Good strategies are clear in direction, to allow for their consistent implementation through all levels of the bureaucracy and across multiple decisionmakers. Strategies that are unclear or ambiguous in tenet and direction lead to different interpretations among various levels of the bureaucracy, which can muddle execution and lead to non-integrated action. Finally, a good strategy is one that is conceptualized and crafted through an inclusive process that involves all stakeholders. Not only does this secure needed buy-in from the wide array of actors responsible for implementing the strategy, but it allows for a diversity of perspectives to be offered, taken into consideration, and included.
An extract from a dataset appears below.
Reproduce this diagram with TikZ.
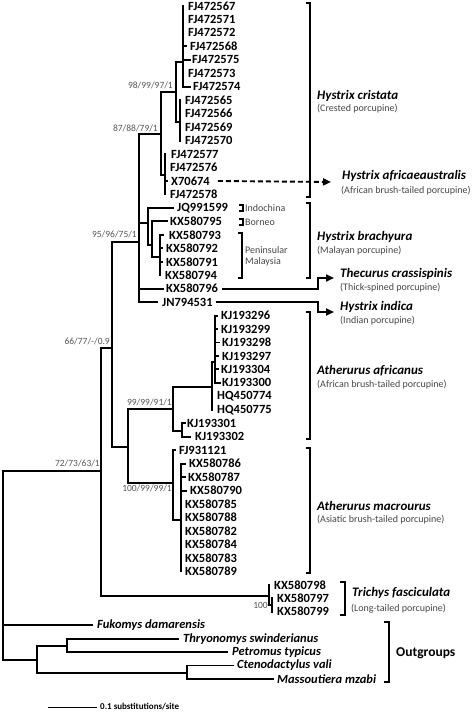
\documentclass[tikz,border=0pt]{standalone}
\usepackage{fontspec}
\setmainfont{Carlito}
\usetikzlibrary{arrows.meta}
\definecolor{bootgray}{RGB}{85,85,85}
\definecolor{notegray}{RGB}{70,70,70}

\begin{document}
\begin{tikzpicture}[x=1pt, y=-1pt,
  br/.style={line width=1.9pt, line cap=rect},
  brk/.style={line width=1.9pt},
  tip/.style={anchor=west, inner sep=0pt, font=\fontsize{12.5}{12}\selectfont\bfseries},
  tipit/.style={tip, font=\fontsize{12.5}{12}\selectfont\bfseries\itshape},
  boot/.style={anchor=east, inner sep=0pt, font=\fontsize{9.5}{10}\selectfont, text=bootgray},
  sp/.style={anchor=west, inner sep=0pt, font=\fontsize{13}{13}\selectfont\bfseries\itshape},
  cn/.style={anchor=west, inner sep=0pt, font=\fontsize{10}{11}\selectfont, text=notegray},
  arr/.style={-{Triangle[length=8pt,width=7pt]}, line width=1.9pt}
]
\useasboundingbox (0,0) rectangle (474,714);

% tips: label / branch end / text start
\foreach \lab/\bx/\tx [count=\i from 0] in {
  FJ472567/183/188, FJ472571/183/188, FJ472572/183/188, FJ472568/186/190,
  FJ472575/190/192, FJ472573/183/188, FJ472574/190/193, FJ472565/180/185,
  FJ472566/180/185, FJ472569/180/185, FJ472570/180/185, FJ472577/165/171,
  FJ472576/165/170, X70674/167/171, FJ472578/165/170, JQ991599/173/177,
  KX580795/167/170, KX580793/163/169, KX580792/162/166, KX580791/162/166,
  KX580794/160/165, KX580796/163/166, JN794531/157/162, KJ193296/217/221,
  KJ193299/217/221, KJ193298/219/222, KJ193297/218/222, KJ193304/218/221,
  KJ193300/220/222, HQ450774/212/217, HQ450775/212/217, KJ193301/185/187,
  KJ193302/190/195, FJ931121/175/179, KX580786/185/189, KX580787/185/188,
  KX580790/186/190, KX580785/181/185, KX580788/181/185, KX580782/181/185,
  KX580784/181/185, KX580783/181/185, KX580789/181/185, KX580798/269/274,
  KX580797/272/277, KX580799/272/277}{
  \pgfmathsetmacro\ty{6+13.46*\i}
  \coordinate (b\i) at (\bx,\ty);
  \node[tip] (t\i) at (\tx,\ty) {\lab};
}
\foreach \lab/\bx/\tx [count=\i from 46] in {
  Fukomys damarensis/92/97, Thryonomys swinderianus/178/183,
  Petromus typicus/227/232, Ctenodactylus vali/233/237,
  Massoutiera mzabi/273/277}{
  \pgfmathsetmacro\ty{6+13.46*\i}
  \coordinate (b\i) at (\bx,\ty);
  \node[tipit] (t\i) at (\tx,\ty) {\lab};
}

% internal nodes
\coordinate (nA1) at (183,62);
\coordinate (nA3) at (180,122);
\coordinate (nA) at (176,92);
\coordinate (nB) at (165,175);
\coordinate (nC) at (161,134);
\coordinate (nD) at (139,242);
\coordinate (nE) at (148,223);
\coordinate (nF) at (152,245);
\coordinate (nG) at (160,257);
\coordinate (nH) at (112,348);
\coordinate (nI) at (128,447);
\coordinate (nJ) at (173,409);
\coordinate (nL) at (212,387);
\coordinate (nN) at (215,362);
\coordinate (nM) at (182,431);
\coordinate (nK) at (173,483);
\coordinate (nO) at (181,520);
\coordinate (nP) at (101,471);
\coordinate (nQ) at (269,596);
\coordinate (nR) at (272,605);
\coordinate (nS) at (3,560);
\coordinate (nT) at (37,660);
\coordinate (nU) at (67,646);
\coordinate (nV) at (187,673);

\foreach \p/\c in {nA1/b0, nA1/b1, nA1/b2, nA1/b3, nA1/b4, nA1/b5, nA1/b6,
  nA3/b7, nA3/b8, nA3/b9, nA3/b10, nA/nA1, nA/nA3,
  nB/b11, nB/b12, nB/b13, nB/b14, nC/nA, nC/nB,
  nE/b15, nE/nF, nF/b16, nF/nG, nG/b17, nG/b18, nG/b19, nG/b20,
  nD/nC, nD/nE, nD/b21, nD/b22, nH/nD, nH/nI,
  nN/b23, nN/b24, nN/b25, nN/b26, nN/b27, nN/b28, nL/nN, nL/b29, nL/b30,
  nM/b31, nM/b32, nJ/nL, nJ/nM,
  nO/b34, nO/b35, nO/b36, nO/b37, nO/b38, nO/b39, nO/b40, nO/b41, nO/b42,
  nK/b33, nK/nO, nI/nJ, nI/nK,
  nR/b44, nR/b45, nQ/b43, nQ/nR, nP/nH, nP/nQ,
  nU/b47, nU/b48, nV/b49, nV/b50, nT/nU, nT/nV, nS/nP, nS/b46, nS/nT}
  \draw[br] (\p) |- (\c);

% support values
\node[boot] (bs98) at (173,85) {98/99/97/1};
\node[boot] (bs87) at (158,128) {87/88/79/1};
\node[boot] (bs95) at (137,234) {95/96/75/1};
\node[boot] (bs66) at (110,341) {66/77/-/0.9};
\node[boot] (bs72) at (100,463) {72/73/63/1};
\node[boot] (bs99) at (172,402) {99/99/91/1};
\node[boot] (bs100) at (172,488) {100/99/99/1};
\node[boot] (bs100t) at (268,605) {100};

% clade brackets
\draw[brk] (306,3) -- (310,3) -- (310,197) -- (306,197);
\draw[brk] (306,203) -- (310,203) -- (310,278) -- (306,278);
\draw[brk] (306,312) -- (310,312) -- (310,439) -- (306,439);
\draw[brk] (306,448) -- (310,448) -- (310,573) -- (306,573);
\draw[brk] (340,582) -- (345,582) -- (345,615) -- (340,615);
\draw[brk] (384,622) -- (389,622) -- (389,682) -- (384,682);
\draw[brk] (239,205) -- (243,205) -- (243,211) -- (239,211);
\draw[brk] (239,219) -- (243,219) -- (243,225) -- (239,225);
\draw[brk] (238,233) -- (242,233) -- (242,278) -- (238,278);

\node[cn] (indo) at (245,208) {Indochina};
\node[cn] (born) at (245,222) {Borneo};
\node[cn, align=left] (pen) at (245,256) {Peninsular\\Malaysia};

% species names
\node[sp] (hc) at (317,96) {Hystrix cristata};
\node[cn] (hcc) at (317,109) {(Crested porcupine)};
\node[sp] (ha) at (342,176) {Hystrix africaeaustralis};
\node[cn] (hac) at (341,191) {(African brush-tailed porcupine)};
\node[sp] (hb) at (317,237) {Hystrix brachyura};
\node[cn] (hbc) at (317,251) {(Malayan porcupine)};
\node[sp] (tc) at (340,274) {Thecurus crassispinis};
\node[cn] (tcc) at (340,288) {(Thick-spined porcupine)};
\node[sp] (hi) at (340,307) {Hystrix indica};
\node[cn] (hic) at (340,321) {(Indian porcupine)};
\node[sp] (aa) at (317,371) {Atherurus africanus};
\node[cn] (aac) at (317,385) {(African brush-tailed porcupine)};
\node[sp] (am) at (317,506) {Atherurus macrourus};
\node[cn] (amc) at (317,520) {(Asiatic brush-tailed porcupine)};
\node[sp] (tf) at (352,593) {Trichys fasciculata};
\node[cn] (tfc) at (351,609) {(Long-tailed porcupine)};
\node[anchor=west, inner sep=0pt, font=\fontsize{13.5}{14}\selectfont\bfseries] (og) at (396,653) {Outgroups};

% arrows to species
\coordinate (haE) at (331,182);
\coordinate (tcK) at (318,278);
\coordinate (tcE) at (334,278);
\coordinate (hiK) at (318,312);
\coordinate (hiE) at (334,312);
\draw[arr, dash pattern=on 5pt off 3pt] ([xshift=8pt]t13.east) -- (haE);
\draw[arr] ([xshift=4pt]t21.east) -| (tcK) -- (tcE);
\draw[arr] ([xshift=3pt]t22.east) -| (hiK) -- (hiE);

% scale bar
\coordinate (sc0) at (48,707);
\coordinate (sc1) at (97,707);
\draw[line width=0.9pt] (sc0) -- (sc1);
\node[anchor=west, inner sep=0pt, font=\fontsize{9}{9}\selectfont\bfseries] (scl) at (100,707) {0.1 substitutions/site};
\end{tikzpicture}
\end{document}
The process of crafting and implementing defense strategy is a challenging one. With multiple constituencies seeking to involve their particular interests or “pet projects” in a strategic framework, the strategy that emerges risks being burdened by excessive and specific detail. Detail can be constraining – a good strategy is limited in scope and breadth – as it minimizes the space for recalibration and adaptation to changing circumstances. The discipline to minimize detail in a strategy is not always forthcoming. Meanwhile, competition regarding priorities, programs, and approaches to be included in a strategy tends to emerge between career bureaucrats and political appointees.  By virtue of their different positions and prerogatives, both have different – often-contradictory – perspectives on the best course of action to take. Political appointees seek to advance the agenda of the Administration and correspondingly approach strategy with a short-term, politicized focus. Particularly within the Department of Defense, career bureaucrats with long institutional histories and knowledge tend to seek preservation of the status-quo and to protect or give priority to their own institutional interests. Striking a balance between these perspectives can be a difficult task, necessitating significant compromise and limiting the extent to which an Administration can pursue its defense policy aims and objectives.
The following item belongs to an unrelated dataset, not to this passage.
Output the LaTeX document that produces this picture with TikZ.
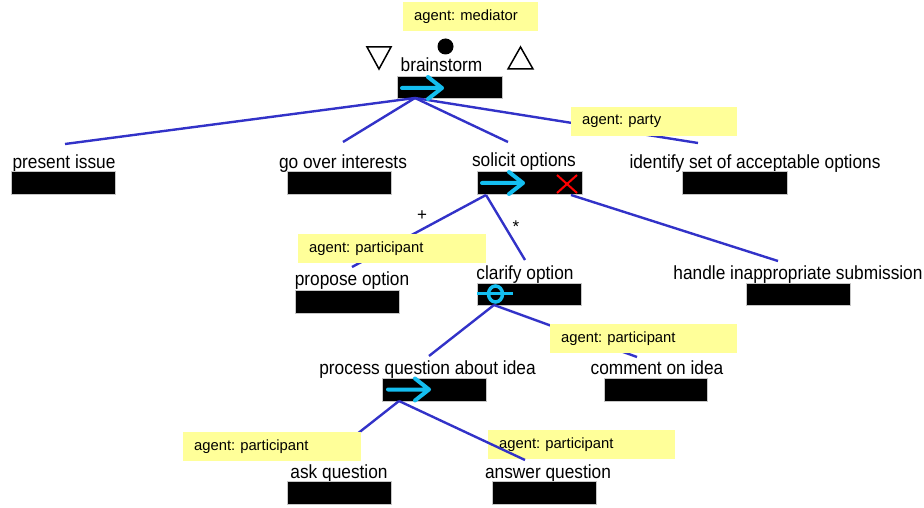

A further challenge in executing strategy is linking the long-term goals set by planners and “strategists” with the short- and mid-term actions that operators can reasonably take to deal with a crisis of the moment. Imperatives do not always align on the short- and long-term perfectly, and planners and operators have different institutional incentives to address tensions. Even with good strategies that are clear in direction and guidance, implementation will suffer because of differing pressures and competencies throughout all levels of the bureaucracy. Finally, a continuing, indeed, inherent, challenge with crafting and implementing strategy is simply that of its nature. How does one know that a strategy is good? How can one be sure that a strategy is working? These are questions without clear answers – decision-makers can work only with their best assumptions and predictions about the world and alter those assumptions as needed. Strategies need to both offer a framework for dealing with security challenges and world events but also simultaneously allow for flexibility and adaptability to new situations.

Despite these challenges, the act of developing, articulating, and implementing strategy is and will remain an invaluable tool for the Department of Defense and American defense policy. An integrated way of thinking about and handling the world’s challenges, even if flawed, is always superior for advancing national interest than haphazardly stumbling into the crises of vogue.